We learned about Nasca and their line art from Story of the World. The activity that was suggested was to draw with white crayon on white paper and then paint watercolor on top. This way you are drawing "blind", like Nasca, who, due to the scale, could not see what they were creating. When I suggested it to the boys weeks ago, there were no takers. Today, 9 yo decided that he will paint his Pokemon just like that.

For working on word and number puzzles,
the best vantage point is on top of the table
So we will be unschooling till the end of May. I will watch and assess. I am worried about Judaics, as we are nowhere nearly as immersed in that learning. I am worried about writing, as neither boy writes much, and not spontaneously. I am not worried about reading, math and science; these come up all the time, and are so easy to tie into each other. I am not worried about social studies or phys.ed: the boys do those all the time.

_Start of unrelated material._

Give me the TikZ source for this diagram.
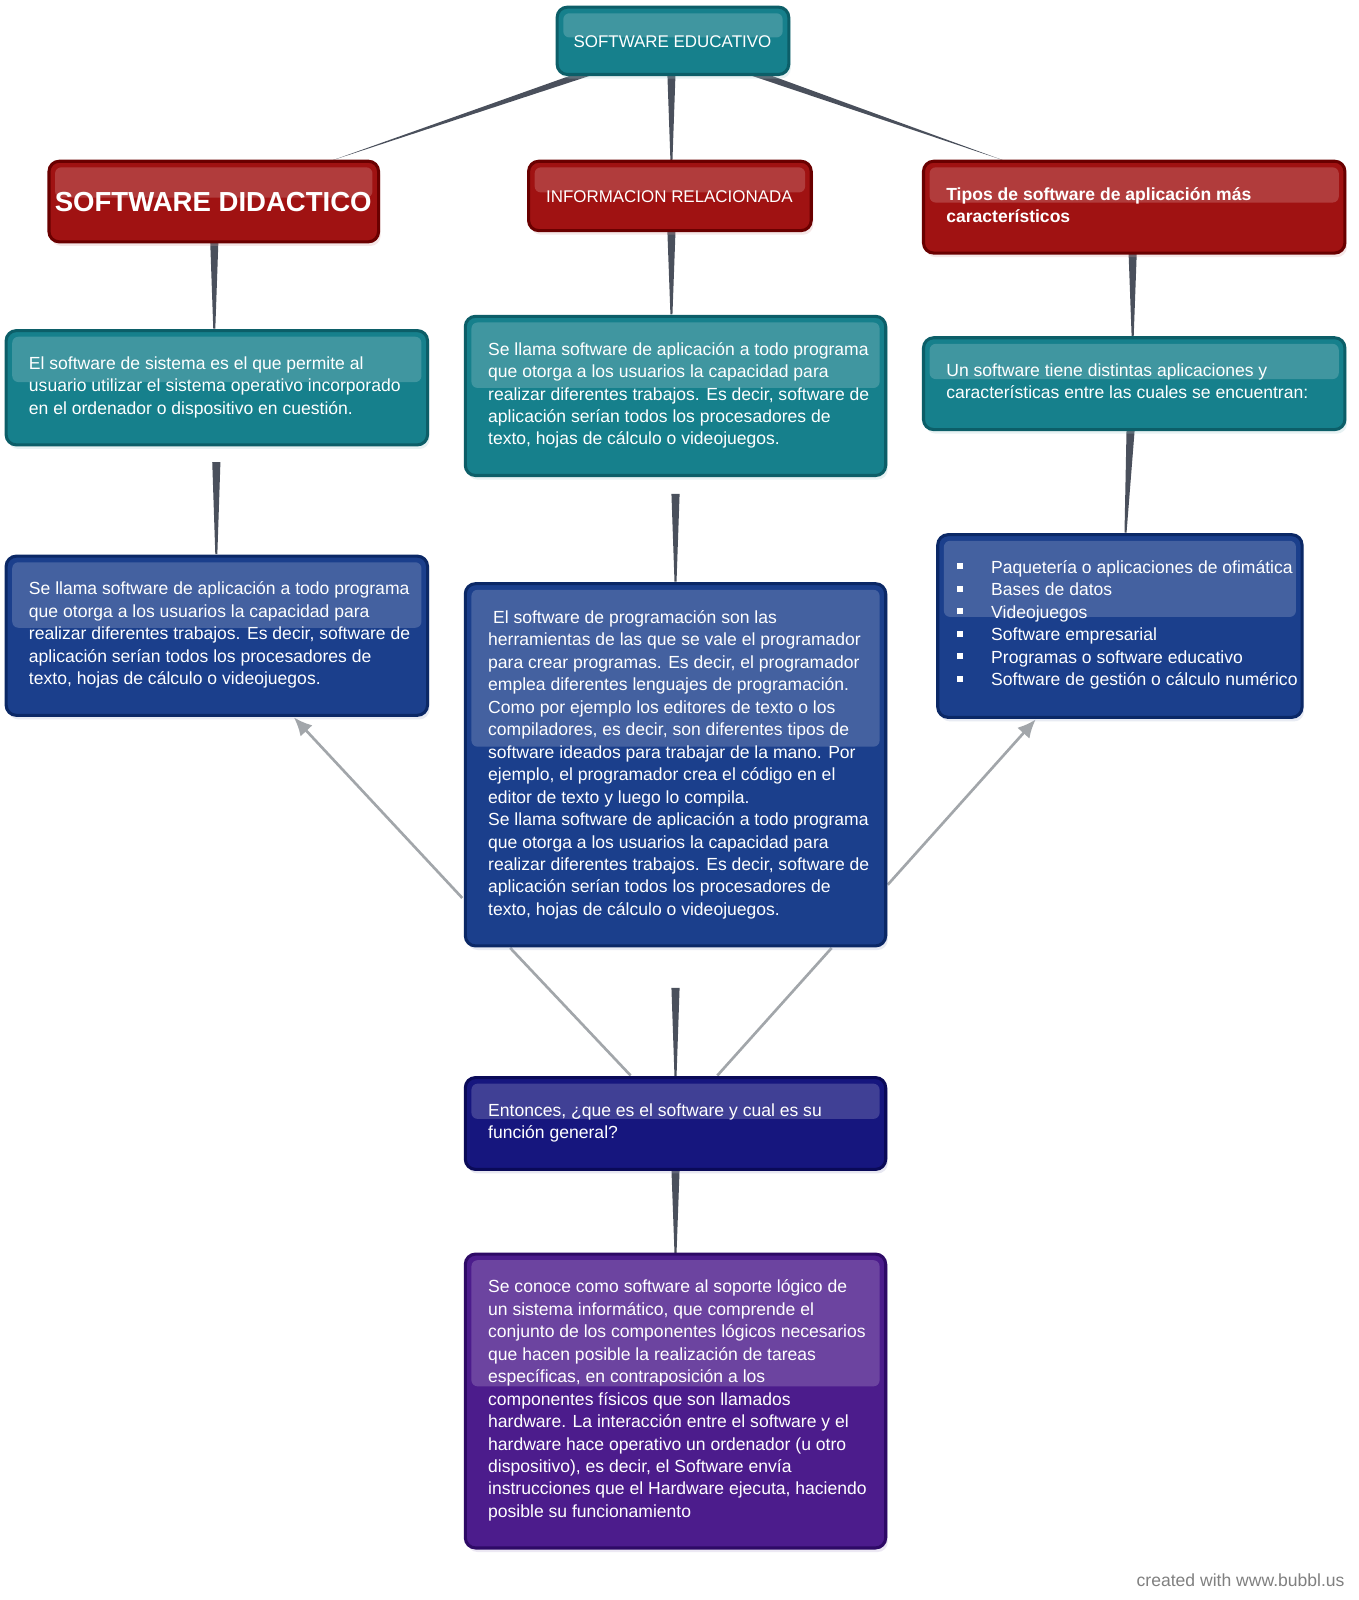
\documentclass[tikz,border=0pt]{standalone}
\usepackage{fontspec}
\setmainfont{Liberation Sans}
\usetikzlibrary{arrows.meta}
\definecolor{tealc}{HTML}{16808C}\definecolor{tealb}{HTML}{0C5E68}
\definecolor{redc}{HTML}{A01212}\definecolor{redb}{HTML}{6A0000}
\definecolor{bluec}{HTML}{1B3F8C}\definecolor{blueb}{HTML}{0B2866}
\definecolor{navyc}{HTML}{16167E}\definecolor{navyb}{HTML}{0A0A58}
\definecolor{purc}{HTML}{4C1C8C}\definecolor{purb}{HTML}{2E0A66}
\definecolor{wedge}{HTML}{4A505C}\definecolor{arr}{HTML}{A2A6AA}
\newcommand{\bx}[6]{% name, x1,y1,x2,y2, color
  \fill[#6c!40!white,opacity=0.25,rounded corners=5pt] (#2+2,#3+4) rectangle (#4+2,#5+4);
  \draw[line width=1.5pt,draw=#6b,fill=#6c,rounded corners=5pt] (#2,#3) rectangle (#4,#5);
  \fill[white,opacity=0.18,rounded corners=3pt] (#2+6,#3+6) rectangle (#4-6,{#3+(#5-#3)*0.45});
  \coordinate (#1) at ({(#2+#4)/2},#3);}
\newcommand{\wedg}[4]{\fill[wedge] (#1-4,#2) -- (#1+4,#2) -- (#3+1,#4) -- (#3-1,#4) -- cycle;}
\newcommand{\bul}{\rule[2pt]{3pt}{3pt}\hspace{14pt}}
\tikzset{tx/.style={anchor=north west,text=white,font=\fontsize{8.6}{11}\selectfont,align=left,inner sep=0pt}}
\begin{document}
\begin{tikzpicture}[x=0.5pt,y=-0.5pt]
\useasboundingbox (0,0) rectangle (1331,1568);
\fill[white] (0,0) rectangle (1331,1568);
% connectors
\fill[wedge] (565,72) -- (585,72) -- (326,157) -- cycle;
\wedg{658}{72}{658}{157}
\fill[wedge] (730,72) -- (750,72) -- (983,157) -- cycle;
\wedg{210}{237}{210}{322}
\wedg{658}{226}{658}{308}
\wedg{1110}{248}{1110}{330}
\wedg{212}{453}{212}{543}
\wedg{662}{484}{662}{570}
\wedg{1108}{421}{1103}{522}
\wedg{662}{968}{662}{1055}
\wedg{662}{1146}{662}{1228}
\draw[arr,line width=1.3pt,-{Latex[length=9pt,width=8pt]}] (453,880) -- (288,703);
\draw[arr,line width=1.3pt,-{Latex[length=9pt,width=8pt]}] (870,867) -- (1015,705);
\draw[arr,line width=1.3pt] (500,929) -- (618,1054);
\draw[arr,line width=1.3pt] (815,929) -- (703,1054);
% boxes
\bx{se}{546}{7}{773}{73}{teal}
\node[tx,anchor=center,font=\fontsize{8.3}{10}\selectfont] (set) at (659,41) {SOFTWARE EDUCATIVO};
\bx{sd}{48}{158}{371}{237}{red}
\node[tx,anchor=center,font=\fontsize{13.5}{15}\selectfont\bfseries] (sdt) at (209,198) {SOFTWARE DIDACTICO};
\bx{ir}{518}{158}{795}{226}{red}
\node[tx,anchor=center,font=\fontsize{8.3}{10}\selectfont] (irt) at (656,193) {INFORMACION RELACIONADA};
\bx{ti}{905}{158}{1318}{248}{red}
\node[tx,font=\fontsize{8.6}{11}\selectfont\bfseries] (tit) at (927,183) {Tipos de software de aplicación más\\característicos};
\bx{t1}{6}{324}{419}{436}{teal}
\node[tx] (t1t) at (28,349) {El software de sistema es el que permite al\\usuario utilizar el sistema operativo incorporado\\en el ordenador o dispositivo en cuestión.};
\bx{t2}{456}{310}{868}{466}{teal}
\node[tx] (t2t) at (478,335) {Se llama software de aplicación a todo programa\\que otorga a los usuarios la capacidad para\\realizar diferentes trabajos. Es decir, software de\\aplicación serían todos los procesadores de\\texto, hojas de cálculo o videojuegos.};
\bx{t3}{905}{331}{1318}{421}{teal}
\node[tx] (t3t) at (927,356) {Un software tiene distintas aplicaciones y\\características entre las cuales se encuentran:};
\bx{b1}{6}{545}{419}{701}{blue}
\node[tx] (b1t) at (28,570) {Se llama software de aplicación a todo programa\\que otorga a los usuarios la capacidad para\\realizar diferentes trabajos. Es decir, software de\\aplicación serían todos los procesadores de\\texto, hojas de cálculo o videojuegos.};
\bx{b2}{456}{572}{868}{927}{blue}
\node[tx] (b2t) at (478,598) {\ El software de programación son las\\herramientas de las que se vale el programador\\para crear programas. Es decir, el programador\\emplea diferentes lenguajes de programación.\\Como por ejemplo los editores de texto o los\\compiladores, es decir, son diferentes tipos de\\software ideados para trabajar de la mano. Por\\ejemplo, el programador crea el código en el\\editor de texto y luego lo compila.\\Se llama software de aplicación a todo programa\\que otorga a los usuarios la capacidad para\\realizar diferentes trabajos. Es decir, software de\\aplicación serían todos los procesadores de\\texto, hojas de cálculo o videojuegos.};
\bx{b3}{919}{524}{1276}{703}{blue}
\node[tx] (b3t) at (937,549) {\bul Paquetería o aplicaciones de ofimática\\\bul Bases de datos\\\bul Videojuegos\\\bul Software empresarial\\\bul Programas o software educativo\\\bul Software de gestión o cálculo numérico};
\bx{q}{456}{1056}{868}{1146}{navy}
\node[tx] (qt) at (478,1081) {Entonces, ¿que es el software y cual es su\\función general?};
\bx{p}{456}{1229}{868}{1517}{pur}
\node[tx] (pt) at (478,1254) {Se conoce como software al soporte lógico de\\un sistema informático, que comprende el\\conjunto de los componentes lógicos necesarios\\que hacen posible la realización de tareas\\específicas, en contraposición a los\\componentes físicos que son llamados\\hardware. La interacción entre el software y el\\hardware hace operativo un ordenador (u otro\\dispositivo), es decir, el Software envía\\instrucciones que el Hardware ejecuta, haciendo\\posible su funcionamiento};
\node[anchor=south east,inner sep=0pt,text=gray,font=\fontsize{8.6}{10}\selectfont] (cr) at (1318,1555) {created with www.bubbl.us};
\end{tikzpicture}
\end{document}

I am awaiting tomorrow to see what they boys will do. 9 yo is planning on science since we do not do enough of that, in his opinion.

I am also realizing that by unschooling I am "freeing" my own time. Instead of being a slave driver, I can do whatever needs to be done around the house, run errands, do museum and park outings, and not worry whether we are missing on some formal learning that we should be doing instead. A unschooling friend told me that all K-12 curriculum could be self-taught by a motivated high school student in 18 months. As she said, it is worth the risk. I know the world will not end if we fall one month behind.